In mathematics, a mathematical expression is a combination of numbers, symbols, and operators (such as addition or multiplication) that represent a value. Expressions can be simple, like \(3 + 4\), or more complex involving variables, such as \(x + 5\).

Variables play a crucial role in mathematical expressions. Think of them as placeholders that can take the place of unknown values. This allows expressions to become dynamic and applicable to a range of different problems. For instance:

• \(x + 2\) becomes a specific number when \(x\) is known.
• Expressions can involve multiple variables like \(3x + 2y\).
• Variables make it possible to generalize mathematical laws.

Understanding how to interpret and construct expressions is essential for progressing in math, as they form the foundation for more advanced topics such as equations and calculus.

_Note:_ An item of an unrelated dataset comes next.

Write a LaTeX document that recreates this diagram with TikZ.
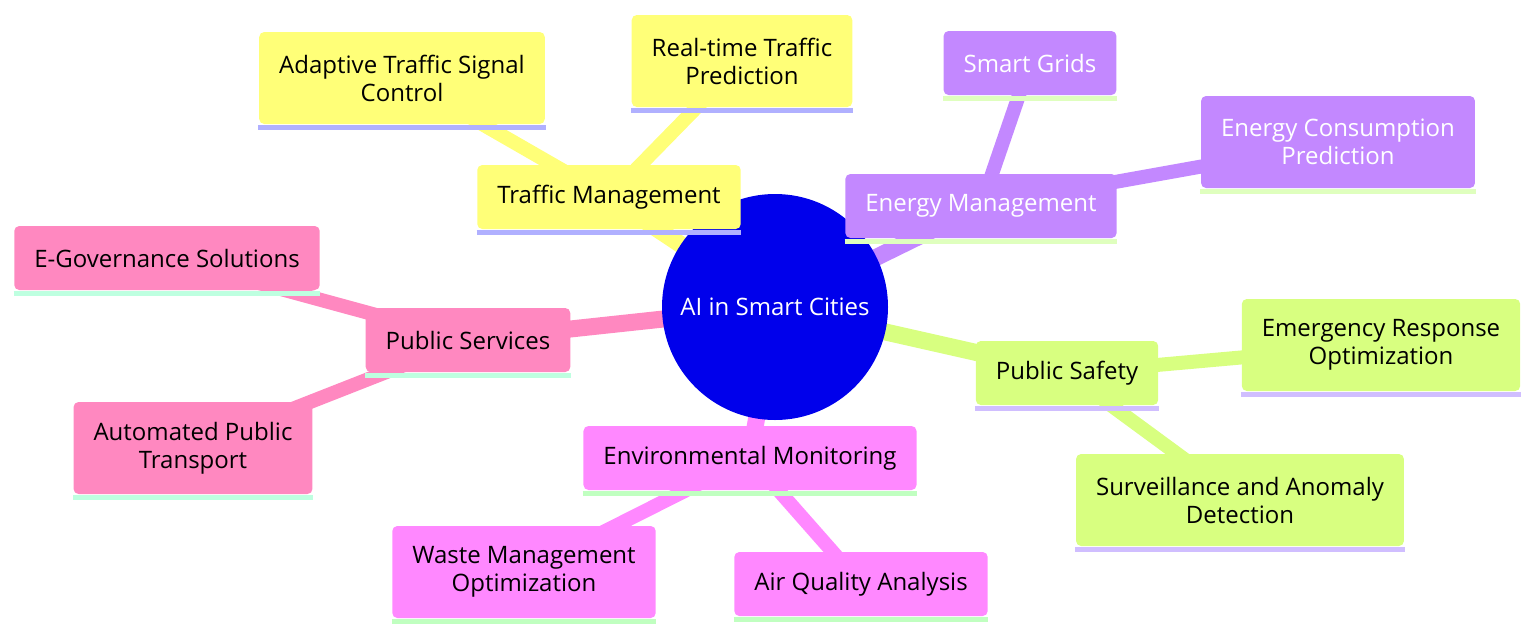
\documentclass[tikz,border=0pt]{standalone}
\usepackage{fontspec}
\setmainfont{Open Sans}
\pgfdeclarelayer{edges}
\pgfsetlayers{edges,main}

\definecolor{rootblue}{RGB}{0,0,235}
\definecolor{trafficfill}{RGB}{255,255,120}
\definecolor{trafficline}{RGB}{176,176,255}
\definecolor{energyfill}{RGB}{195,136,255}
\definecolor{energyline}{RGB}{223,255,190}
\definecolor{safetyfill}{RGB}{216,255,128}
\definecolor{safetyline}{RGB}{208,190,255}
\definecolor{envfill}{RGB}{255,136,255}
\definecolor{envline}{RGB}{192,255,192}
\definecolor{servfill}{RGB}{255,136,192}
\definecolor{servline}{RGB}{190,255,224}

\tikzset{every picture/.style={line width=0.75pt}}
\tikzset{
  mmnode/.style={rectangle, rounded corners=2.5pt, fill=#1fill, inner xsep=10pt, inner ysep=0pt,
    minimum height=32pt, align=center, font=\fontsize{12}{14}\selectfont},
  mmtall/.style={minimum height=46pt},
  mmedge/.style={line width=8.5pt, draw=#1fill},
  mmsub/.style={line width=7pt, draw=#1fill},
  mmbar/.style={line width=2.5pt, draw=#1line},
}

\begin{document}
\begin{tikzpicture}[x=0.5pt,y=0.5pt,yscale=-1,xscale=1]
\useasboundingbox (0,0) rectangle (1536,632);

% Root Node
\node [circle, fill=rootblue, text=white, minimum size=113pt, inner sep=0pt, font=\fontsize{12}{14}\selectfont] (root) at (775,307) {AI in Smart Cities};

% Text Node
\node [mmnode=traffic] (tm) at (609,197) {Traffic Management};
% Text Node
\node [mmnode=traffic, mmtall] (atsc) at (402,78) {Adaptive Traffic Signal\\Control};
% Text Node
\node [mmnode=traffic, mmtall] (rttp) at (742,61) {Real-time Traffic\\Prediction};

% Text Node
\node [mmnode=energy, text=white] (em) at (981,206) {Energy Management};
% Text Node
\node [mmnode=energy, text=white] (sg) at (1030,63) {Smart Grids};
% Text Node
\node [mmnode=energy, text=white, mmtall] (ecp) at (1338,142) {Energy Consumption\\Prediction};

% Text Node
\node [mmnode=safety] (psf) at (1067,373) {Public Safety};
% Text Node
\node [mmnode=safety, mmtall] (ero) at (1381,345) {Emergency Response\\Optimization};
% Text Node
\node [mmnode=safety, mmtall] (sad) at (1240,500) {Surveillance and Anomaly\\Detection};

% Text Node
\node [mmnode=env] (env) at (750,458) {Environmental Monitoring};
% Text Node
\node [mmnode=env, mmtall] (wmo) at (524,572) {Waste Management\\Optimization};
% Text Node
\node [mmnode=env] (aqa) at (861,584) {Air Quality Analysis};

% Text Node
\node [mmnode=serv] (ps) at (468,340) {Public Services};
% Text Node
\node [mmnode=serv] (egs) at (167,258) {E-Governance Solutions};
% Text Node
\node [mmnode=serv, mmtall] (apt) at (193,448) {Automated Public\\Transport};

%Bottom Bars
\foreach \n/\c in {tm/traffic, atsc/traffic, rttp/traffic, em/energy, sg/energy, ecp/energy,
    psf/safety, ero/safety, sad/safety, env/env, wmo/env, aqa/env, ps/serv, egs/serv, apt/serv}
  \draw [mmbar=\c] ([yshift=1.25pt]\n.south west) -- ([yshift=1.25pt]\n.south east);

\begin{pgfonlayer}{edges}
%Straight Lines
\draw [mmedge=traffic] (root.center) -- (tm.center);
\draw [mmedge=energy] (root.center) -- (em.center);
\draw [mmedge=safety] (root.center) -- (psf.center);
\draw [mmedge=env] (root.center) -- (env.center);
\draw [mmedge=serv] (root.center) -- (ps.center);
%Straight Lines
\draw [mmsub=traffic] (tm.center) -- (atsc.center);
\draw [mmsub=traffic] (tm.center) -- (rttp.center);
\draw [mmsub=energy] (em.center) -- (sg.center);
\draw [mmsub=energy] (em.center) -- (ecp.center);
\draw [mmsub=safety] (psf.center) -- (ero.center);
\draw [mmsub=safety] (psf.center) -- (sad.center);
\draw [mmsub=env] (env.center) -- (wmo.center);
\draw [mmsub=env] (env.center) -- (aqa.center);
\draw [mmsub=serv] (ps.center) -- (egs.center);
\draw [mmsub=serv] (ps.center) -- (apt.center);
\end{pgfonlayer}

\end{tikzpicture}
\end{document}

Equations are statements that express the equality of two expressions. They are fundamental in mathematics for solving problems involving unknowns. Essentially, an equation states that two expressions are equal, and your job is often to find the value of an unknown variable that makes this true.

For example, in the equation \(x + 2 = 5\), \(x\) is the unknown that you solve for. Here's how:

• Subtract 2 from both sides: \(x + 2 - 2 = 5 - 2\).
• This simplifies to \(x = 3\).

Equations can also involve multiple variables or be more complex. But the principles remain the same:

• You manipulate the equation using arithmetic to isolate the variable.
• Once isolated, the equation reveals the variable's value.

This ability to solve equations is the bedrock for problem-solving in many fields like physics, engineering, and economics.

Algebra is often considered the language of mathematics. It extends basic arithmetic by introducing elements such as variables and unknowns that we find in expressions and equations. This allows for a broad application across numerous scenarios.

Why is Algebra Important?

• It provides a way to describe mathematical relationships in a general form.
• It allows for manipulation and simplification of mathematical expressions and equations.
• Algebraic methods can solve problems much more efficiently than basic arithmetic.

Algebra involves understanding different types of expressions and handling them with clarity.
Key Concepts in Algebra include:

• *Variables*: Symbols standing for unknown values.
• *Expressions*: Combinations of symbols and numbers representing values.
• *Equations*: Statements that assert the equality of two expressions.

By mastering algebraic concepts, students open doors to higher-level mathematics and various practical applications in technology and science.